First up, pricing and domains. You need a Plus plan for custom domains, which is free for education but costs extra otherwise. Notion charges you $8 for the custom domain thing, and you get five sites or however many domains you want. Sounds cool, but it might be a pain if you're trying to host a bunch of project sites with custom domains.   Webtrotion     , works with Notion's free plan. You can host a site from a single database on GitHub Pages for free, which is neat but has its limits. And you can host on subpaths as well, aka, example.com/blog.
Notion sites are great if you want sub-pages inside posts, inline databases, table row colors, cropped images, post display options (Webtrotion has either a stream or a list view) or those fancy new preview cards. Webtrotion can't do that stuff unless you get into some complicated scraping business. But here's where Webtrotion shines: consistent URLs (Notion's URLs go crazy if you change titles), custom tag pages, no unnecessary property visibility, better custom headers, custom persistent footers, floating table of contents on mobile, stream view, custom styling, theming and colors, add html embeds, actually useful (sortable and searchable) simple tables and it can pull out references, block mentions, post comments using giscus (you need to be signed into Notion to comment), and even make RSS feeds. Oh, and it's got this cool Shiki transform for code blocks that I added recently.
When it comes to hosting and SEO, Webtrotion on GitHub Pages can be a bit iffy with Google indexing. Notion's got the upper hand here with their new Google Analytics and SEO stuff. But Webtrotion auto-generates those social media (OG) sharing images, while with Notion, you gotta do it manually every time. Update-wise, Notion sites are instant. Webtrotion on GitHub? Every eight hours, but you can tweak that to be 10 minutes, but not instant.

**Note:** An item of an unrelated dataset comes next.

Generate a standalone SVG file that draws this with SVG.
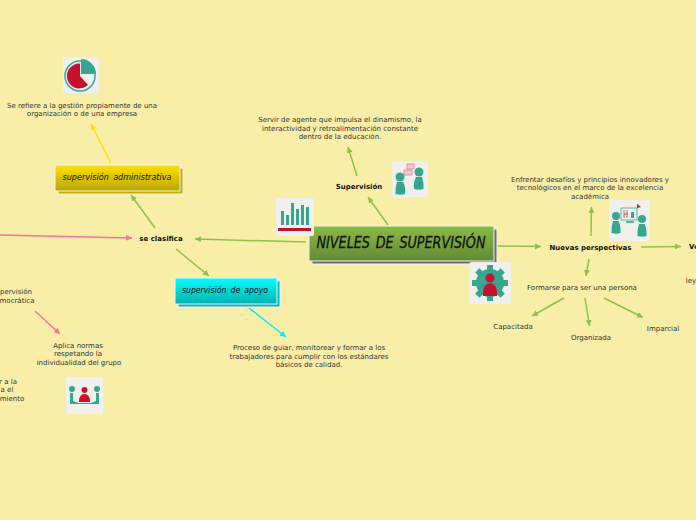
<svg xmlns="http://www.w3.org/2000/svg" width="696" height="520" viewBox="0 0 696 520">
<style>
text{font-family:"DejaVu Sans",Verdana,sans-serif;font-size:7px;fill:#333;text-anchor:middle}
.b{font-weight:bold;fill:#111}
.t{font-family:"DejaVu Sans",sans-serif;font-style:italic;fill:#111;word-spacing:2px}
.c{fill:none;stroke-width:1.5}
.g{stroke:#8bc34a}.y{stroke:#ffe000}.p{stroke:#ff6f9c}.a{stroke:#00f0f0}
.ic{fill:#f0f1ec}.te{fill:#36a68f}.re{fill:#c8102e}
.bd{stroke:#f2f2f2;stroke-width:1}
</style>
<defs>
<linearGradient id="gg" x1="0" y1="0" x2="0" y2="1"><stop offset="0" stop-color="#8abb45"/><stop offset="1" stop-color="#628a34"/></linearGradient>
<linearGradient id="gy" x1="0" y1="0" x2="0" y2="1"><stop offset="0" stop-color="#ffe000"/><stop offset="1" stop-color="#b9a500"/></linearGradient>
<linearGradient id="gc" x1="0" y1="0" x2="0" y2="1"><stop offset="0" stop-color="#00ffff"/><stop offset="1" stop-color="#00b0b0"/></linearGradient>
<marker id="mg" markerWidth="8" markerHeight="8" refX="6" refY="3" orient="auto" markerUnits="userSpaceOnUse"><path d="M0 0L6 3L0 6z" fill="#8bc34a"/></marker>
<marker id="my" markerWidth="8" markerHeight="8" refX="6" refY="3" orient="auto" markerUnits="userSpaceOnUse"><path d="M0 0L6 3L0 6z" fill="#ffe000"/></marker>
<marker id="mp" markerWidth="8" markerHeight="8" refX="6" refY="3" orient="auto" markerUnits="userSpaceOnUse"><path d="M0 0L6 3L0 6z" fill="#ff6f9c"/></marker>
<marker id="ma" markerWidth="8" markerHeight="8" refX="6" refY="3" orient="auto" markerUnits="userSpaceOnUse"><path d="M0 0L6 3L0 6z" fill="#00f0f0"/></marker>
</defs>
<rect width="696" height="520" fill="#f9eea8"/>
<g id="connectors">
<path class="c g" marker-end="url(#mg)" d="M306 242L195 239"/>
<path class="c g" marker-end="url(#mg)" d="M388 225L368 197"/>
<path class="c g" marker-end="url(#mg)" d="M357 176L348 147"/>
<path class="c g" marker-end="url(#mg)" d="M498 246L541 246.500"/>
<path class="c g" marker-end="url(#mg)" d="M591 236L591.500 207"/>
<path class="c g" marker-end="url(#mg)" d="M641 247L681 246.500"/>
<path class="c g" marker-end="url(#mg)" d="M589 259L586 276"/>
<path class="c g" marker-end="url(#mg)" d="M564 298L532 316"/>
<path class="c g" marker-end="url(#mg)" d="M585 298L589.500 326"/>
<path class="c g" marker-end="url(#mg)" d="M604 298L643 317.500"/>
<path class="c g" marker-end="url(#mg)" d="M155 228L131 195"/>
<path class="c y" marker-end="url(#my)" d="M111 163L91 124"/>
<path class="c g" marker-end="url(#mg)" d="M176 249L209 276"/>
<path class="c a" marker-end="url(#ma)" d="M249 308L286 337"/>
<path class="c p" marker-end="url(#mp)" d="M0 235L132 238"/>
<path class="c p" marker-end="url(#mp)" d="M35 311L60 334"/>
</g>
<g id="n-title">
<rect x="312" y="229" width="185" height="35" fill="#6b6b6b" class="bd"/>
<rect x="309" y="226" width="185" height="35" fill="url(#gg)" class="bd"/>
<text class="t" x="401" y="248" style="font-size:15px;stroke:#111;stroke-width:.3" textLength="169" lengthAdjust="spacingAndGlyphs">NIVELES DE SUPERVISIÓN</text>
</g>
<g id="n-admin">
<rect x="58" y="168" width="125" height="26" fill="#c4ae00" class="bd"/>
<rect x="55" y="165" width="125" height="26" fill="url(#gy)" class="bd"/>
<text class="t" x="117" y="180" style="font-size:9px" textLength="109" lengthAdjust="spacingAndGlyphs">supervisión administrativa</text>
</g>
<g id="n-apoyo">
<rect x="178" y="281" width="102" height="26" fill="#00b8c4" class="bd"/>
<rect x="175" y="278" width="102" height="26" fill="url(#gc)" class="bd"/>
<text class="t" x="225" y="293" style="font-size:9px" textLength="86" lengthAdjust="spacingAndGlyphs">supervisión de apoyo</text>
</g>
<g id="n-clasifica"><text class="b" x="161" y="241">se clasifica</text></g>
<g id="n-supervision"><text class="b" x="359" y="189">Supervisión</text></g>
<g id="n-perspectivas"><text class="b" x="590.500" y="250">Nuevas perspectivas</text></g>
<g id="n-ve"><text class="b" x="694" y="249">Ve</text></g>
<g id="n-ley"><text x="691" y="283">ley</text></g>
<g id="n-gestion"><text x="82" y="108">Se refiere a la gestión propiamente de una</text><text x="82" y="116">organización o de una empresa</text></g>
<g id="n-servir">
<text x="340" y="122">Servir de agente que impulsa el dinamismo, la</text>
<text x="340" y="131">interactividad y retroalimentación constante</text>
<text x="340" y="139">dentro de la educación.</text>
</g>
<g id="n-proceso">
<text x="309" y="350">Proceso de guiar, monitorear y formar a los</text>
<text x="309" y="359">trabajadores para cumplir con los estándares</text>
<text x="309" y="367">básicos de calidad.</text>
</g>
<g id="n-enfrentar">
<text x="590" y="182">Enfrentar desafíos y principios innovadores y</text>
<text x="590" y="190">tecnológicos en el marco de la excelencia</text>
<text x="590" y="199">académica</text>
</g>
<g id="n-formarse"><text x="582" y="290">Formarse para ser una persona</text></g>
<g id="n-capacitada"><text x="513" y="329">Capacitada</text></g>
<g id="n-organizada"><text x="591" y="340">Organizada</text></g>
<g id="n-imparcial"><text x="663" y="331">Imparcial</text></g>
<g id="n-democratica"><text x="16" y="294">pervisión</text><text x="17" y="303">mocrática</text></g>
<g id="n-aplica">
<text x="78" y="348">Aplica normas</text>
<text x="78" y="356">respetando la</text>
<text x="79" y="365">individualidad del grupo</text>
</g>
<g id="n-miento"><text x="8" y="384">r a la</text><text x="7" y="392">a el</text><text x="12" y="401">miento</text></g>
<g id="icon-pie">
<rect class="ic" x="63" y="57" width="36" height="36" rx="2"/>
<circle cx="80" cy="76" r="15" fill="none" stroke="#36a68f" stroke-width="1.500"/>
<path class="re" d="M80 63.500A12.500 12.500 0 1 0 88 85L80 76z"/>
<path class="te" d="M81 59A15 15 0 0 1 96 74L81 74z"/>
</g>
<g id="icon-bars">
<rect class="ic" x="276" y="198" width="38" height="38" rx="2"/>
<path class="te" d="M281 211h3v14h-3zM286 215h3v10h-3zM291 203h3v22h-3zM296 209h3v16h-3zM301 205h3v20h-3zM306 207h3v18h-3z"/>
<rect class="re" x="278" y="228" width="33" height="3"/>
</g>
<g id="icon-talk">
<rect class="ic" x="392" y="161" width="36" height="36" rx="2"/>
<circle class="te" cx="400" cy="177" r="4.500"/><path class="te" d="M397 182q-2 6-1.500 12q5 1.500 9.500 0q1-7-2-12z"/>
<circle class="te" cx="419" cy="172" r="4.500"/><path class="te" d="M416 177q-3 6-2 12q5 1.500 9.500 0q.5-6-1.500-12z"/>
<rect x="407" y="164" width="7" height="5" fill="#f3c9cf" stroke="#d85f75" stroke-width=".6"/>
<rect x="404" y="170" width="8" height="5" fill="#f3c9cf" stroke="#d85f75" stroke-width=".6"/>
</g>
<g id="icon-board">
<rect class="ic" x="609" y="200" width="41" height="41" rx="3"/>
<circle class="te" cx="616" cy="216" r="4"/><path class="te" d="M613 221q-2 6-1.500 12q5 1.500 9 0q.5-7-2-12z"/>
<circle class="te" cx="642" cy="219" r="4"/><path class="te" d="M639 224q-2 6-1.500 12q5 1.500 9 0q.5-7-2-12z"/>
<rect x="621" y="208" width="16" height="12" fill="#eef5f1" stroke="#36a68f" stroke-width=".8"/>
<path d="M626 222h8" stroke="#36a68f" stroke-width="1.500"/>
<path class="re" d="M637 204l4 3-4 1z"/>
<path d="M624 210v8M627 210v8M624 214h4" stroke="#c8102e" stroke-width=".7"/>
<rect class="te" x="631" y="212" width="3" height="6"/>
</g>
<g id="icon-gear">
<rect class="ic" x="469" y="262" width="42" height="42" rx="3"/>
<path d="M490 265v36M472 283h36M477.300 270.300l25.400 25.400M502.700 270.300l-25.400 25.400" stroke="#36a68f" stroke-width="6"/>
<circle cx="490" cy="283" r="14" class="te"/>
<circle class="re" cx="490" cy="278" r="4.500"/>
<path class="re" d="M483 296q-1-12 7-13q8 1 7 13z"/>
</g>
<g id="icon-meeting">
<rect class="ic" x="66" y="377" width="37" height="37" rx="2"/>
<circle class="te" cx="72" cy="389" r="3"/><circle class="te" cx="97" cy="389" r="3"/>
<circle class="re" cx="84.500" cy="390" r="3"/>
<path class="te" d="M70 393h3v8l5 2h13l5-2v-8h3v11H70z"/>
<path class="re" d="M79 402q0-8 5.500-8t5.500 8z"/>
</g>
</svg>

So, why am I sticking with Webtrotion? Because I want and prefer traditional website, and using Notion as my CMS. I want to be able to provide people with a URL and know where it lands, not having to worry about link rot, or add redirects, and change some fonts, pin posts etc. But honestly, it depends on what you need. I wish someday Notion lets us embed blocks into public websites. That'd be the best of both worlds.